What Parts of the American System Are Still in Effect?
Explore the subtle yet significant ways an early American economic blueprint continues to shape contemporary US governance.
Explore the subtle yet significant ways an early American economic blueprint continues to shape contemporary US governance.
The “American System,” an economic framework proposed by Henry Clay in the early 19th century, aimed to foster a robust, independent national economy. Emerging after the War of 1812, it sought to reduce reliance on foreign powers and promote self-sufficiency by integrating various economic sectors.
Proponents envisioned a unified nation where agriculture, industry, and commerce mutually supported each other, leading to widespread prosperity. This aimed to overcome regional economic disparities and strengthen national unity. The plan was rooted in the idea that a strong federal government should actively shape the nation’s economic destiny, embracing industrial growth and interconnected markets.
The principles of this historical economic strategy still resonate today. Though mechanisms and the global economic landscape have transformed, the fundamental questions addressed by the American System—domestic production, financial stability, and infrastructure development—remain pertinent. Its legacy highlights the enduring debate over federal involvement in economic affairs and national economic objectives.
Henry Clay’s American System featured protective tariffs, taxes on imported goods. Their goal was to make foreign products more expensive than domestic ones, shielding nascent American industries. The Tariff of 1816, for example, protected American manufacturers from cheaper British goods after the War of 1812, aiming to encourage domestic production, create jobs, and foster economic independence.
The concept of using tariffs to influence economic outcomes has evolved, yet the principle persists in modern trade policy. While direct “protective tariffs” are less common, governments still employ tariffs and other trade barriers. These include quotas, which limit imported goods, and subsidies, which support domestic industries. Such measures achieve specific economic or political objectives.
Today, tariffs are utilized for reasons beyond simple protectionism.

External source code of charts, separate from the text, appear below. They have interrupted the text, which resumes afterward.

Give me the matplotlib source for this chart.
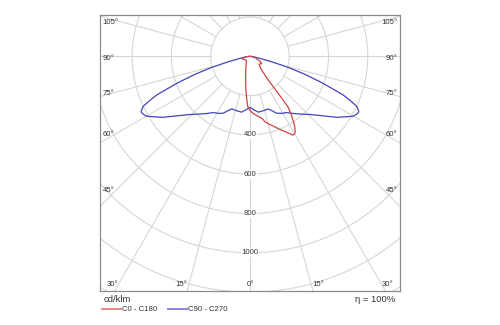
import matplotlib.pyplot as plt
import numpy as np
from matplotlib.patches import Circle
from matplotlib.lines import Line2D

plt.rcParams['font.family'] = ['Liberation Sans', 'DejaVu Sans']

# C90 - C270 (symmetric), angle from nadir in degrees, cd/klm
blue_ang = [0, 4, 8.5, 14, 19, 22, 25, 29, 33, 37, 41, 46, 50, 55, 58, 60, 62, 63,
            64, 65, 66, 67.5, 69, 70, 72, 74, 76, 78, 82, 86, 90]
blue_val = [260, 272, 287, 285, 283, 298, 319, 332, 341, 364, 389, 426, 469, 541, 580,
            609, 620, 622, 612, 598, 565, 514, 430, 385, 290, 200, 114, 60, 25, 10, 3]

# C0 half (drawn to the right)
red0_ang = [0, 3, 7, 11, 13, 16, 19.5, 22, 25, 27, 28.7, 30, 31, 32.5, 34, 35.5, 37,
            37.4, 37.7, 40.5, 45, 50, 58, 65, 75, 85, 90]
red0_val = [275, 290, 305, 322, 342, 360, 381, 400, 423, 440, 457, 455, 447, 425, 392,
            360, 322, 237, 152, 92, 70, 62, 70, 55, 28, 10, 3]

# C180 half (drawn to the left)
red180_ang = [0, 2, 3, 5, 7, 10, 14, 20, 30, 40, 55, 70, 76, 85, 90]
red180_val = [275, 262, 245, 205, 170, 125, 90, 60, 38, 28, 30, 40, 43, 20, 3]

rings = [200, 400, 600, 800, 1000, 1200, 1400]
ring_labels = [400, 600, 800, 1000]
side_angles = [105, 90, 75, 60, 45]

RED = '#cc4444'
BLUE = '#4444bb'
GRID = '#d6d6d6'
TXT = '#333333'
FS = 5.6


def to_xy(ang, val, side):
    a = np.radians(np.asarray(ang, dtype=float))
    v = np.asarray(val, dtype=float)
    return side * v * np.sin(a), -v * np.cos(a)


fig = plt.figure(figsize=(5, 3.25), dpi=100)
ax = fig.add_axes([0.199, 0.1055, 0.601, 0.8474])
ax.set_xlim(-766, 764)
ax.set_ylim(-1193, 209)
ax.set_xticks([])
ax.set_yticks([])
for s in ax.spines.values():
    s.set_color('#8c8c8c')
    s.set_linewidth(0.9)

# grid
for r in rings:
    ax.add_patch(Circle((0, 0), r, fill=False, ec=GRID, lw=0.8, zorder=1))
for a in np.arange(0, 360, 15):
    t = np.radians(a)
    ax.plot([200 * np.sin(t), 2000 * np.sin(t)], [-200 * np.cos(t), -2000 * np.cos(t)],
            color=GRID, lw=0.8, zorder=1)

for r in ring_labels:
    ax.text(0, -r, str(r), ha='center', va='center', fontsize=FS, color=TXT, zorder=2,
            bbox=dict(fc='white', ec='none', pad=0.6))

# angle labels along the sides
L = 672
for a in side_angles:
    y = -L / np.tan(np.radians(a)) - 10
    ax.text(-750, y, f'{a}°', ha='left', va='center', fontsize=FS, color=TXT)
    ax.text(750, y, f'{a}°', ha='right', va='center', fontsize=FS, color=TXT)

yb = -1159
xb = 1193 * np.tan(np.radians(15))
ax.text(0, yb, '0°', ha='center', va='center', fontsize=FS, color=TXT)
ax.text(-xb, yb, '15°', ha='right', va='center', fontsize=FS, color=TXT)
ax.text(xb, yb, '15°', ha='left', va='center', fontsize=FS, color=TXT)
ax.text(-731, yb, '30°', ha='left', va='center', fontsize=FS, color=TXT)
ax.text(729, yb, '30°', ha='right', va='center', fontsize=FS, color=TXT)

# curves
bxr, byr = to_xy(blue_ang, blue_val, 1)
bxl, byl = to_xy(blue_ang, blue_val, -1)
ax.plot(np.concatenate([bxl[::-1], bxr]), np.concatenate([byl[::-1], byr]),
        color=BLUE, lw=0.9, zorder=3)

rxl, ryl = to_xy(red180_ang, red180_val, -1)
rxr, ryr = to_xy(red0_ang, red0_val, 1)
ax.plot(np.concatenate([rxl[::-1], rxr]), np.concatenate([ryl[::-1], ryr]),
        color=RED, lw=0.9, zorder=3)

# legend / footer
fig.text(0.207, 0.077, 'cd/klm', ha='left', va='center', fontsize=6.8, color=TXT)
fig.text(0.79, 0.077, 'η = 100%', ha='right', va='center', fontsize=6.8, color=TXT)
fig.add_artist(Line2D([0.204, 0.241], [0.049, 0.049], color='#e08888', lw=1.4))
fig.text(0.245, 0.049, 'C0 - C180', ha='left', va='center', fontsize=5.6, color=TXT)
fig.add_artist(Line2D([0.336, 0.374], [0.049, 0.049], color='#8888d8', lw=1.4))
fig.text(0.377, 0.049, 'C90 - C270', ha='left', va='center', fontsize=5.6, color=TXT)

fig.savefig('out.png', dpi=100, facecolor='white')
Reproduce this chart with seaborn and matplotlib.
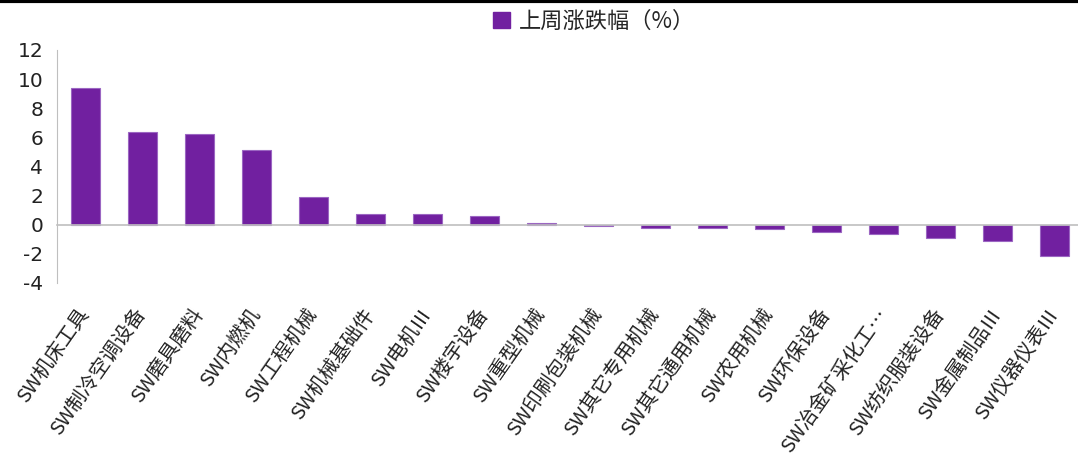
import numpy as np
import pandas as pd
import seaborn as sns
import matplotlib.pyplot as plt
from matplotlib.lines import Line2D
from matplotlib.patches import Rectangle

sns.set_style("white")
plt.rcParams['font.family'] = ['Noto Sans CJK SC', 'DejaVu Sans']
plt.rcParams['axes.unicode_minus'] = False

# 申万机械三级行业 上周涨跌幅
categories = ['SW机床工具', 'SW制冷空调设备', 'SW磨具磨料', 'SW内燃机', 'SW工程机械',
              'SW机械基础件', 'SW电机Ⅲ', 'SW楼宇设备', 'SW重型机械', 'SW印刷包装机械',
              'SW其它专用机械', 'SW其它通用机械', 'SW农用机械', 'SW环保设备',
              'SW冶金矿采化工…', 'SW纺织服装设备', 'SW金属制品Ⅲ', 'SW仪器仪表Ⅲ']
changes = [9.4, 6.4, 6.25, 5.1, 1.9, 0.75, 0.75, 0.57, 0.12, -0.1,
           -0.2, -0.2, -0.27, -0.47, -0.65, -0.92, -1.1, -2.15]
series_name = '上周涨跌幅（%）'
yticks = [-4, -2, 0, 2, 4, 6, 8, 10, 12]

df = pd.DataFrame({'industry': categories, 'change': changes})

purple = '#7120A0'
grey = '#BFBFBF'

fig = plt.figure(figsize=(10.78, 4.59), dpi=100)
ax = fig.add_axes([57 / 1078, 1 - 283 / 459, 1026 / 1078, (283 - 50) / 459])

sns.barplot(data=df, x='industry', y='change', color=purple, width=0.5,
            edgecolor='#9B66C2', linewidth=0.8, saturation=1, ax=ax)

ax.set_ylim(-4, 12)
ax.set_xlim(-0.5, len(categories) - 0.5)
ax.set_yticks(yticks)
ax.set_yticklabels([str(v) for v in yticks], fontsize=14.5, color='#222222',
                   family=['DejaVu Sans'])
ax.set_xlabel('')
ax.set_ylabel('')

for s in ['top', 'right']:
    ax.spines[s].set_visible(False)
ax.spines['left'].set_color(grey)
ax.spines['bottom'].set_color(grey)
ax.spines['bottom'].set_position(('data', 0))
ax.spines['bottom'].set_linewidth(1.2)

ax.tick_params(axis='y', direction='out', length=5, color=grey, pad=5)
# separators between categories on the zero line
ax.set_xticks(np.arange(-0.5, len(categories), 1))
ax.set_xticklabels([])
ax.tick_params(axis='x', direction='out', length=6, color=grey)

# category labels at the bottom of the plot
sec = ax.secondary_xaxis('bottom')
sec.set_xticks(range(len(categories)))
sec.set_xticklabels(categories, rotation=55, ha='right', va='center',
                    rotation_mode='anchor', fontsize=14.5, color='#222222')
sec.tick_params(length=0, pad=20)
sec.spines['bottom'].set_visible(False)

# legend at top centre
handle = Rectangle((0, 0), 1, 1, color=purple)
fig.legend([handle], [series_name], loc='center', bbox_to_anchor=(0.551, 1 - 21 / 459),
           frameon=False, fontsize=16, handlelength=0.75, handleheight=0.75,
           handletextpad=0.4)

# black border along the top edge
fig.add_artist(Line2D([0, 1], [0.997, 0.997], color='black', linewidth=3,
                      transform=fig.transFigure))

fig.savefig('out.png', dpi=100, facecolor='white')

They can serve as government revenue, though this is often secondary. More frequently, tariffs act as instruments in international trade disputes, allowing a country to exert pressure on trading partners to address perceived unfair trade practices. For example, tariffs counter intellectual property theft or excessive subsidies to foreign industries.
Tariffs also protect specific domestic industries deemed strategically important or vulnerable to foreign competition, such as steel, aluminum, or certain agricultural products. They aim to preserve domestic production capacity and employment. National security concerns can also drive tariffs on goods from countries posing a perceived threat, ensuring domestic supply chains for critical materials. The use of trade policy to shape domestic economic conditions remains a consistent feature of American economic strategy.
Henry Clay’s American System included a national bank. The First and Second Banks of the United States, though controversial, aimed to provide a stable national currency, regulate state-chartered banks, and manage federal financial operations. These institutions sought to bring order to a fragmented financial system, facilitating commerce and economic growth.
The Second Bank of the United States, chartered in 1816, faced political opposition, notably from President Andrew Jackson. He viewed it as an unconstitutional concentration of power. Its charter was not renewed in 1836, leading to a period of decentralized banking with instability and frequent financial panics. This “Free Banking Era” highlighted the challenges of a system without central regulatory authority.
The need for a stable financial system led to the Federal Reserve System’s creation in 1913. While structurally different from Clay’s national bank, the Federal Reserve fulfills similar central banking functions for a modern economy. It operates as the U.S. central bank, conducting monetary policy to promote maximum employment, stable prices, and moderate long-term interest rates.
The Federal Reserve also supervises and regulates banks to ensure the financial system’s safety and soundness. It maintains financial stability and contains systemic risks. Additionally, it provides financial services to the U.S. government and depository institutions, managing the nation’s payments system. The enduring need for a central financial authority, recognized by Clay, is met by the Federal Reserve’s responsibilities today.
Henry Clay’s vision for “internal improvements” emphasized federally funded infrastructure projects. These involved constructing roads, canals, and other transportation networks to connect regions. The goal was to facilitate the movement of goods and people, reduce transportation costs, and foster economic integration and growth.
Government investment in infrastructure has continuously evolved since the early 19th century. Initial focus on canals and turnpikes shifted to railroads. Later, the 20th century saw federal investments in interstate highway systems, airports, and modern port facilities, reshaping national commerce and connectivity. This evolution reflects changing economic needs and transportation technology.
Today, government-funded infrastructure remains a cornerstone of American policy. Federal, state, and local governments play roles in funding, planning, and maintaining these assets. Contemporary projects extend beyond traditional transportation to include public transit systems, renewable energy infrastructure, and critical digital networks like broadband internet. Federal highway programs, for example, allocate billions annually for road maintenance and construction.
Government initiatives support public transit systems and modernize the electrical grid for renewable energy. Efforts also expand broadband access to underserved communities, recognizing digital connectivity as a fundamental component of modern infrastructure. The commitment to government investment in infrastructure underscores its role in supporting economic development, enhancing national connectivity, and improving quality of life.